二是被诉主体大多数为电商平台上的微商微企。据统计,涉案食品通过电商平台购买的约占该类件总数的九成,因此大多数涉食品安全案件的案由以网络购物合同纠纷为主,其他案由涉及买卖合同纠纷、产品责任纠纷及餐饮服务合同纠纷。起诉索赔的对象以食品经营者为主,只有极少数案件共同起诉了食品生产者。而且,这些食品经营者九成以上系非上海注册经营的个体工商户或者非上海户籍的自然人。
三是食品生产经营违法行为较多集中于标签问题。约七成的案件所诉事由涉及未标注或者虚假标注应当标示的食品信息、进口食品无中文标签或者检验检疫证明等问题,少量案件则与过保质期销售、添加剂含量超标有关。

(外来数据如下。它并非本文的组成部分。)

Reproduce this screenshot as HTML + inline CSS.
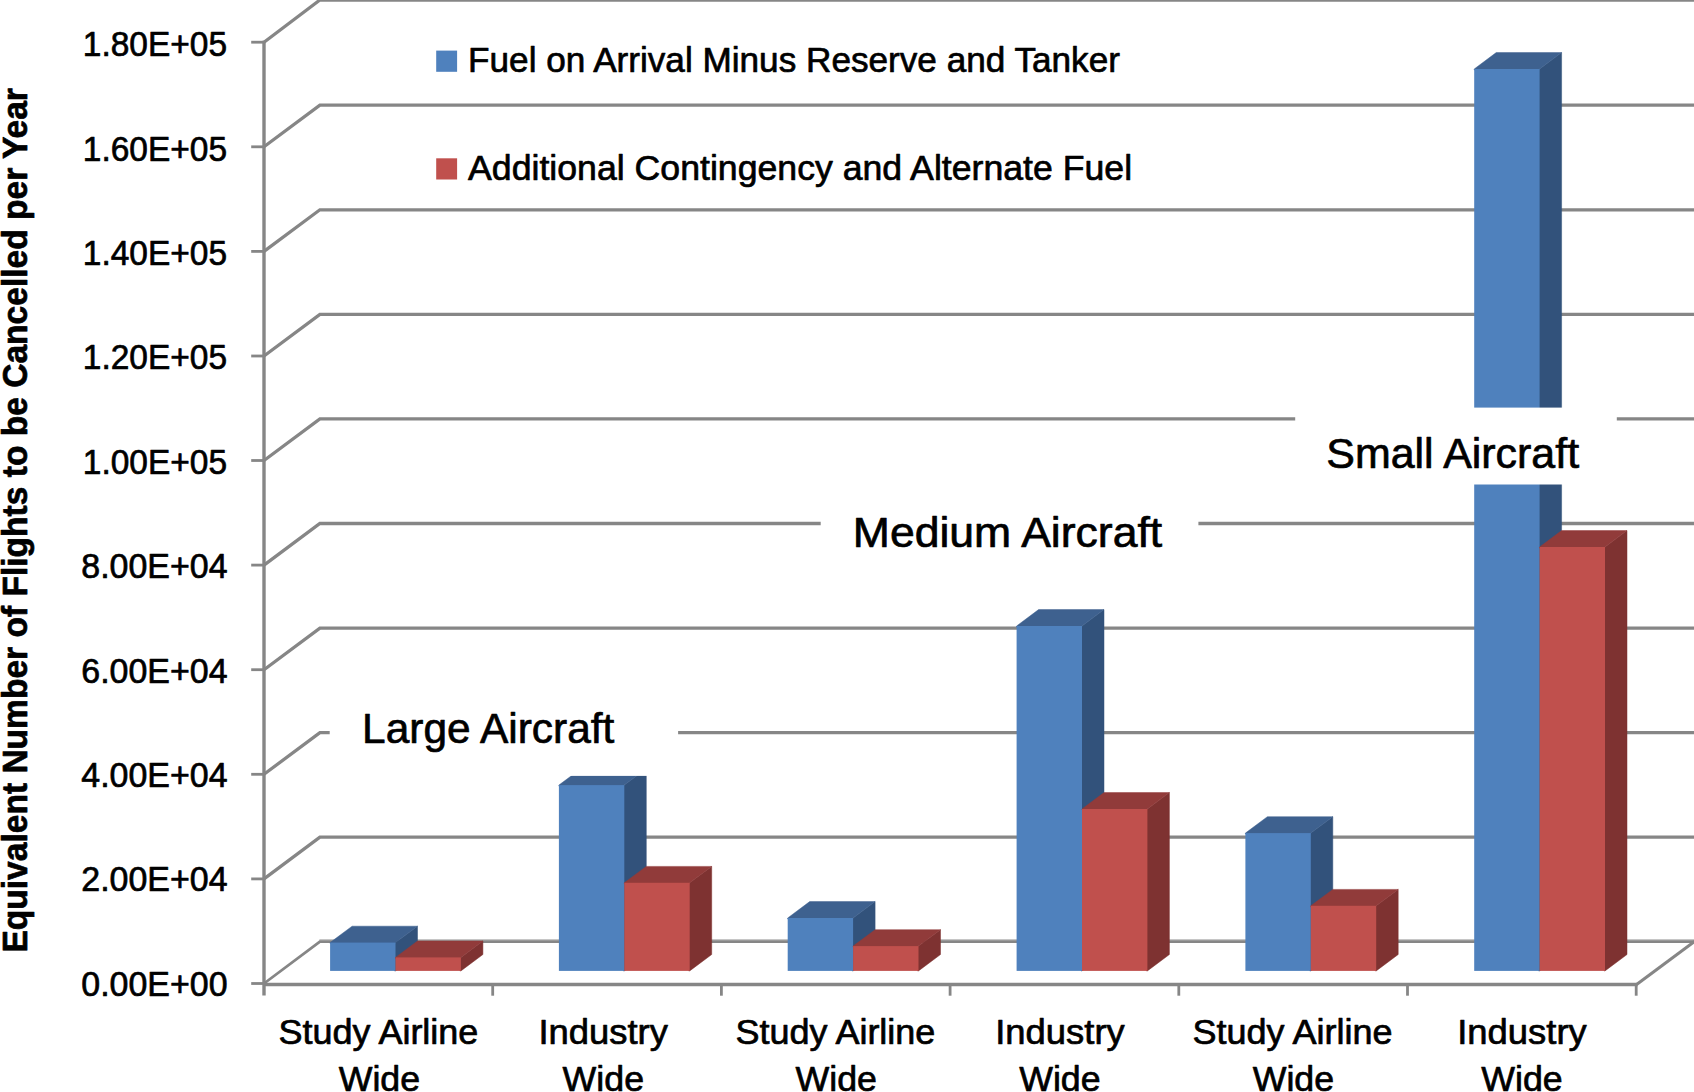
<!DOCTYPE html><html><head><meta charset="utf-8"><title>Chart</title><style>html,body{margin:0;padding:0;background:#fff}svg{display:block}text{font-family:"Liberation Sans",sans-serif;fill:#000;stroke:#000;stroke-width:0.7px;stroke-linejoin:round}</style></head><body>
<svg width="1694" height="1092" viewBox="0 0 1694 1092">
<rect width="1694" height="1092" fill="#fff"/>
<g fill="none" stroke="#868686" stroke-width="3.3" stroke-linejoin="miter">
<line x1="319.4" y1="939.8" x2="1700" y2="939.8" stroke="#c6c6c6" stroke-width="1.8"/>
<polyline points="264.0,983.5 319.9,941.7 1700,941.7" stroke-width="2.8"/>
<polyline points="264.0,878.9 319.9,837.2 1700,837.2"/>
<polyline points="264.0,774.3 319.9,732.6 1700,732.6"/>
<polyline points="264.0,669.7 319.9,628.1 1700,628.1"/>
<polyline points="264.0,565.1 319.9,523.5 1700,523.5"/>
<polyline points="264.0,460.5 319.9,418.9 1700,418.9"/>
<polyline points="264.0,356.0 319.9,314.4 1700,314.4"/>
<polyline points="264.0,251.4 319.9,209.8 1700,209.8"/>
<polyline points="264.0,146.8 319.9,105.2 1700,105.2"/>
<polyline points="264.0,42.2 319.9,0.0 1700,0.0"/>
<polyline points="1636.6,984.6 1694.5,941.4" stroke-width="3.1"/>
</g>
<g>
<polygon points="394.5,942.6 395.5,942.6 417.5,926.2 417.5,954.5 395.5,970.9 394.5,970.9" fill="#32527b" stroke="#32527b" stroke-width="0.5"/><polygon points="330.1,943.6 330.1,942.6 352.1,926.2 417.5,926.2 395.5,942.6 395.5,943.6" fill="#3e618f" stroke="#3e618f" stroke-width="0.5"/><rect x="330.1" y="942.6" width="65.4" height="28.3" fill="#4f81bd"/>
<polygon points="459.9,957.4 460.9,957.4 482.9,941.0 482.9,954.5 460.9,970.9 459.9,970.9" fill="#7e3231" stroke="#7e3231" stroke-width="0.5"/><polygon points="395.5,958.4 395.5,957.4 417.5,941.0 482.9,941.0 460.9,957.4 460.9,958.4" fill="#913b3a" stroke="#913b3a" stroke-width="0.5"/><rect x="395.5" y="957.4" width="65.4" height="13.5" fill="#c0504d"/>
<polygon points="623.3,785.1 624.3,785.1 646.3,768.7 646.3,954.5 624.3,970.9 623.3,970.9" fill="#32527b" stroke="#32527b" stroke-width="0.5"/><polygon points="558.9,786.1 558.9,785.1 580.9,768.7 646.3,768.7 624.3,785.1 624.3,786.1" fill="#3e618f" stroke="#3e618f" stroke-width="0.5"/><rect x="558.9" y="785.1" width="65.4" height="185.8" fill="#4f81bd"/>
<polygon points="688.7,882.8 689.7,882.8 711.7,866.4 711.7,954.5 689.7,970.9 688.7,970.9" fill="#7e3231" stroke="#7e3231" stroke-width="0.5"/><polygon points="624.3,883.8 624.3,882.8 646.3,866.4 711.7,866.4 689.7,882.8 689.7,883.8" fill="#913b3a" stroke="#913b3a" stroke-width="0.5"/><rect x="624.3" y="882.8" width="65.4" height="88.1" fill="#c0504d"/>
<polygon points="852.1,918.0 853.1,918.0 875.1,901.6 875.1,954.5 853.1,970.9 852.1,970.9" fill="#32527b" stroke="#32527b" stroke-width="0.5"/><polygon points="787.7,919.0 787.7,918.0 809.7,901.6 875.1,901.6 853.1,918.0 853.1,919.0" fill="#3e618f" stroke="#3e618f" stroke-width="0.5"/><rect x="787.7" y="918.0" width="65.4" height="52.9" fill="#4f81bd"/>
<polygon points="917.5,946.1 918.5,946.1 940.5,929.7 940.5,954.5 918.5,970.9 917.5,970.9" fill="#7e3231" stroke="#7e3231" stroke-width="0.5"/><polygon points="853.1,947.1 853.1,946.1 875.1,929.7 940.5,929.7 918.5,946.1 918.5,947.1" fill="#913b3a" stroke="#913b3a" stroke-width="0.5"/><rect x="853.1" y="946.1" width="65.4" height="24.8" fill="#c0504d"/>
<polygon points="1081.0,626.0 1082.0,626.0 1104.0,609.6 1104.0,954.5 1082.0,970.9 1081.0,970.9" fill="#32527b" stroke="#32527b" stroke-width="0.5"/><polygon points="1016.6,627.0 1016.6,626.0 1038.6,609.6 1104.0,609.6 1082.0,626.0 1082.0,627.0" fill="#3e618f" stroke="#3e618f" stroke-width="0.5"/><rect x="1016.6" y="626.0" width="65.4" height="344.9" fill="#4f81bd"/>
<polygon points="1146.4,809.0 1147.4,809.0 1169.4,792.6 1169.4,954.5 1147.4,970.9 1146.4,970.9" fill="#7e3231" stroke="#7e3231" stroke-width="0.5"/><polygon points="1082.0,810.0 1082.0,809.0 1104.0,792.6 1169.4,792.6 1147.4,809.0 1147.4,810.0" fill="#913b3a" stroke="#913b3a" stroke-width="0.5"/><rect x="1082.0" y="809.0" width="65.4" height="161.9" fill="#c0504d"/>
<polygon points="1309.8,833.1 1310.8,833.1 1332.8,816.7 1332.8,954.5 1310.8,970.9 1309.8,970.9" fill="#32527b" stroke="#32527b" stroke-width="0.5"/><polygon points="1245.4,834.1 1245.4,833.1 1267.4,816.7 1332.8,816.7 1310.8,833.1 1310.8,834.1" fill="#3e618f" stroke="#3e618f" stroke-width="0.5"/><rect x="1245.4" y="833.1" width="65.4" height="137.8" fill="#4f81bd"/>
<polygon points="1375.2,905.8 1376.2,905.8 1398.2,889.4 1398.2,954.5 1376.2,970.9 1375.2,970.9" fill="#7e3231" stroke="#7e3231" stroke-width="0.5"/><polygon points="1310.8,906.8 1310.8,905.8 1332.8,889.4 1398.2,889.4 1376.2,905.8 1376.2,906.8" fill="#913b3a" stroke="#913b3a" stroke-width="0.5"/><rect x="1310.8" y="905.8" width="65.4" height="65.1" fill="#c0504d"/>
<polygon points="1538.6,69.0 1539.6,69.0 1561.6,52.6 1561.6,954.5 1539.6,970.9 1538.6,970.9" fill="#32527b" stroke="#32527b" stroke-width="0.5"/><polygon points="1474.2,70.0 1474.2,69.0 1496.2,52.6 1561.6,52.6 1539.6,69.0 1539.6,70.0" fill="#3e618f" stroke="#3e618f" stroke-width="0.5"/><rect x="1474.2" y="69.0" width="65.4" height="901.9" fill="#4f81bd"/>
<polygon points="1604.0,547.0 1605.0,547.0 1627.0,530.6 1627.0,954.5 1605.0,970.9 1604.0,970.9" fill="#7e3231" stroke="#7e3231" stroke-width="0.5"/><polygon points="1539.6,548.0 1539.6,547.0 1561.6,530.6 1627.0,530.6 1605.0,547.0 1605.0,548.0" fill="#913b3a" stroke="#913b3a" stroke-width="0.5"/><rect x="1539.6" y="547.0" width="65.4" height="423.9" fill="#c0504d"/>
</g>
<g fill="none" stroke="#868686" stroke-width="2.8">
<line x1="264.0" y1="984.5" x2="1637.6" y2="984.5" stroke-width="3.6"/>
<line x1="251.2" y1="983.5" x2="264.0" y2="983.5"/>
<line x1="264.0" y1="40.8" x2="264.0" y2="995.6" stroke-width="3.4"/>
<line x1="251.2" y1="878.9" x2="264.0" y2="878.9"/>
<line x1="251.2" y1="774.3" x2="264.0" y2="774.3"/>
<line x1="251.2" y1="669.7" x2="264.0" y2="669.7"/>
<line x1="251.2" y1="565.1" x2="264.0" y2="565.1"/>
<line x1="251.2" y1="460.5" x2="264.0" y2="460.5"/>
<line x1="251.2" y1="356.0" x2="264.0" y2="356.0"/>
<line x1="251.2" y1="251.4" x2="264.0" y2="251.4"/>
<line x1="251.2" y1="146.8" x2="264.0" y2="146.8"/>
<line x1="251.2" y1="42.2" x2="264.0" y2="42.2"/>
<line x1="492.7" y1="984" x2="492.7" y2="995.7"/>
<line x1="721.4" y1="984" x2="721.4" y2="995.7"/>
<line x1="950.1" y1="984" x2="950.1" y2="995.7"/>
<line x1="1178.8" y1="984" x2="1178.8" y2="995.7"/>
<line x1="1407.5" y1="984" x2="1407.5" y2="995.7"/>
<line x1="1636.2" y1="984" x2="1636.2" y2="995.7"/>
</g>
<rect x="329.7" y="699" width="348.4" height="76.9" fill="#fff"/>
<rect x="820.7" y="485" width="377.7" height="77" fill="#fff"/>
<rect x="1295.2" y="407.6" width="321.6" height="76.9" fill="#fff"/>
<text x="362.1" y="742.6" font-size="42.5" text-anchor="start" textLength="252.2" lengthAdjust="spacingAndGlyphs">Large Aircraft</text>
<text x="852.8" y="546.8" font-size="42.5" text-anchor="start" textLength="309.4" lengthAdjust="spacingAndGlyphs">Medium Aircraft</text>
<text x="1326.3" y="467.6" font-size="42.5" text-anchor="start" textLength="252.8" lengthAdjust="spacingAndGlyphs">Small Aircraft</text>
<rect x="436.2" y="50.6" width="20.9" height="21.2" fill="#4f81bd"/>
<rect x="436.2" y="158.3" width="20.9" height="21.2" fill="#c0504d"/>
<text x="468.1" y="72.4" font-size="35.5" text-anchor="start" textLength="651.8" lengthAdjust="spacingAndGlyphs">Fuel on Arrival Minus Reserve and Tanker</text>
<text x="468.1" y="179.5" font-size="35.5" text-anchor="start" textLength="664" lengthAdjust="spacingAndGlyphs">Additional Contingency and Alternate Fuel</text>
<text x="227.6" y="995.8" font-size="35" text-anchor="end" textLength="146.3" lengthAdjust="spacingAndGlyphs">0.00E+00</text>
<text x="227.6" y="891.4" font-size="35" text-anchor="end" textLength="146.3" lengthAdjust="spacingAndGlyphs">2.00E+04</text>
<text x="227.6" y="787.0" font-size="35" text-anchor="end" textLength="146.3" lengthAdjust="spacingAndGlyphs">4.00E+04</text>
<text x="227.6" y="682.6" font-size="35" text-anchor="end" textLength="146.3" lengthAdjust="spacingAndGlyphs">6.00E+04</text>
<text x="227.6" y="578.2" font-size="35" text-anchor="end" textLength="146.3" lengthAdjust="spacingAndGlyphs">8.00E+04</text>
<text x="227.0" y="473.8" font-size="35" text-anchor="end" textLength="144.2" lengthAdjust="spacingAndGlyphs">1.00E+05</text>
<text x="227.0" y="369.3" font-size="35" text-anchor="end" textLength="144.2" lengthAdjust="spacingAndGlyphs">1.20E+05</text>
<text x="227.0" y="264.9" font-size="35" text-anchor="end" textLength="144.2" lengthAdjust="spacingAndGlyphs">1.40E+05</text>
<text x="227.0" y="160.5" font-size="35" text-anchor="end" textLength="144.2" lengthAdjust="spacingAndGlyphs">1.60E+05</text>
<text x="227.0" y="56.1" font-size="35" text-anchor="end" textLength="144.2" lengthAdjust="spacingAndGlyphs">1.80E+05</text>
<text x="378.4" y="1043.9" font-size="35" text-anchor="middle" textLength="200.0" lengthAdjust="spacingAndGlyphs">Study Airline</text>
<text x="379.4" y="1091.2" font-size="35" text-anchor="middle" textLength="81.5" lengthAdjust="spacingAndGlyphs">Wide</text>
<text x="603.2" y="1043.9" font-size="35" text-anchor="middle" textLength="129.5" lengthAdjust="spacingAndGlyphs">Industry</text>
<text x="603.3" y="1091.2" font-size="35" text-anchor="middle" textLength="81.5" lengthAdjust="spacingAndGlyphs">Wide</text>
<text x="835.4" y="1043.9" font-size="35" text-anchor="middle" textLength="200.0" lengthAdjust="spacingAndGlyphs">Study Airline</text>
<text x="836.2" y="1091.2" font-size="35" text-anchor="middle" textLength="81.5" lengthAdjust="spacingAndGlyphs">Wide</text>
<text x="1060" y="1043.9" font-size="35" text-anchor="middle" textLength="129.5" lengthAdjust="spacingAndGlyphs">Industry</text>
<text x="1059.9" y="1091.2" font-size="35" text-anchor="middle" textLength="81.5" lengthAdjust="spacingAndGlyphs">Wide</text>
<text x="1292.5" y="1043.9" font-size="35" text-anchor="middle" textLength="200.0" lengthAdjust="spacingAndGlyphs">Study Airline</text>
<text x="1293.4" y="1091.2" font-size="35" text-anchor="middle" textLength="81.5" lengthAdjust="spacingAndGlyphs">Wide</text>
<text x="1522" y="1043.9" font-size="35" text-anchor="middle" textLength="129.5" lengthAdjust="spacingAndGlyphs">Industry</text>
<text x="1522" y="1091.2" font-size="35" text-anchor="middle" textLength="81.5" lengthAdjust="spacingAndGlyphs">Wide</text>
<text transform="translate(26.8,952.6) rotate(-90)" font-size="34.5" font-weight="bold" stroke-width="1" textLength="864.5" lengthAdjust="spacingAndGlyphs">Equivalent Number of Flights to be Cancelled per Year</text>
</svg></body></html>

四是诉讼标的额小,调解撤诉多,但判决案件上诉率较高。起诉标的额在5万元以下、适用小额诉讼程序一审终审的案件居多,大多数案件通过调解、和解结案,但是判决案件当事人提出上诉的较多。
当前应对食品领域
“职业索赔”的主要问题
(一)对如何看待“职业举报”“职业索赔”问题缺少基本共识
按照“四个最严”要求,坚守食品安全底线,国家对此一向高度重视。但对于如何看待认识社会上一直存在的职业打假人“知假买假”行为,相关职能部门分岐较大,始终未能形成基本共识。市场监管部门对牟利性职业索赔、职业举报行为一直持否定的态度。新近公布的《上海市消费者权益保护条例(修订草案)》规定,要“依法规范牟利性职业索赔、职业举报行为,查处以打击假冒伪劣等为名的敲诈勒索违法行为”,而且明确惩罚性赔偿不适用于“非为生活消费需要,以索赔为目的而购买商品或者接受服务”的行为。与此相对应的是,从早些年制定出台的《食品药品纠纷案件司法解释》 (法释〔2013〕28号),到近年制定出台的《食品安全民事案件司法解释》(法释〔2020〕14号),最高人民法院关于不能以“知假买假”为由限制消费者主张权利以及惩罚性赔偿不以造成人身损害为前提的司法政策并没有发生改变,态度一直十分明确。显然,如何看待和处理对问题食品的职业举报、职业索赔行为,相关部门之间尚未形成基本共识。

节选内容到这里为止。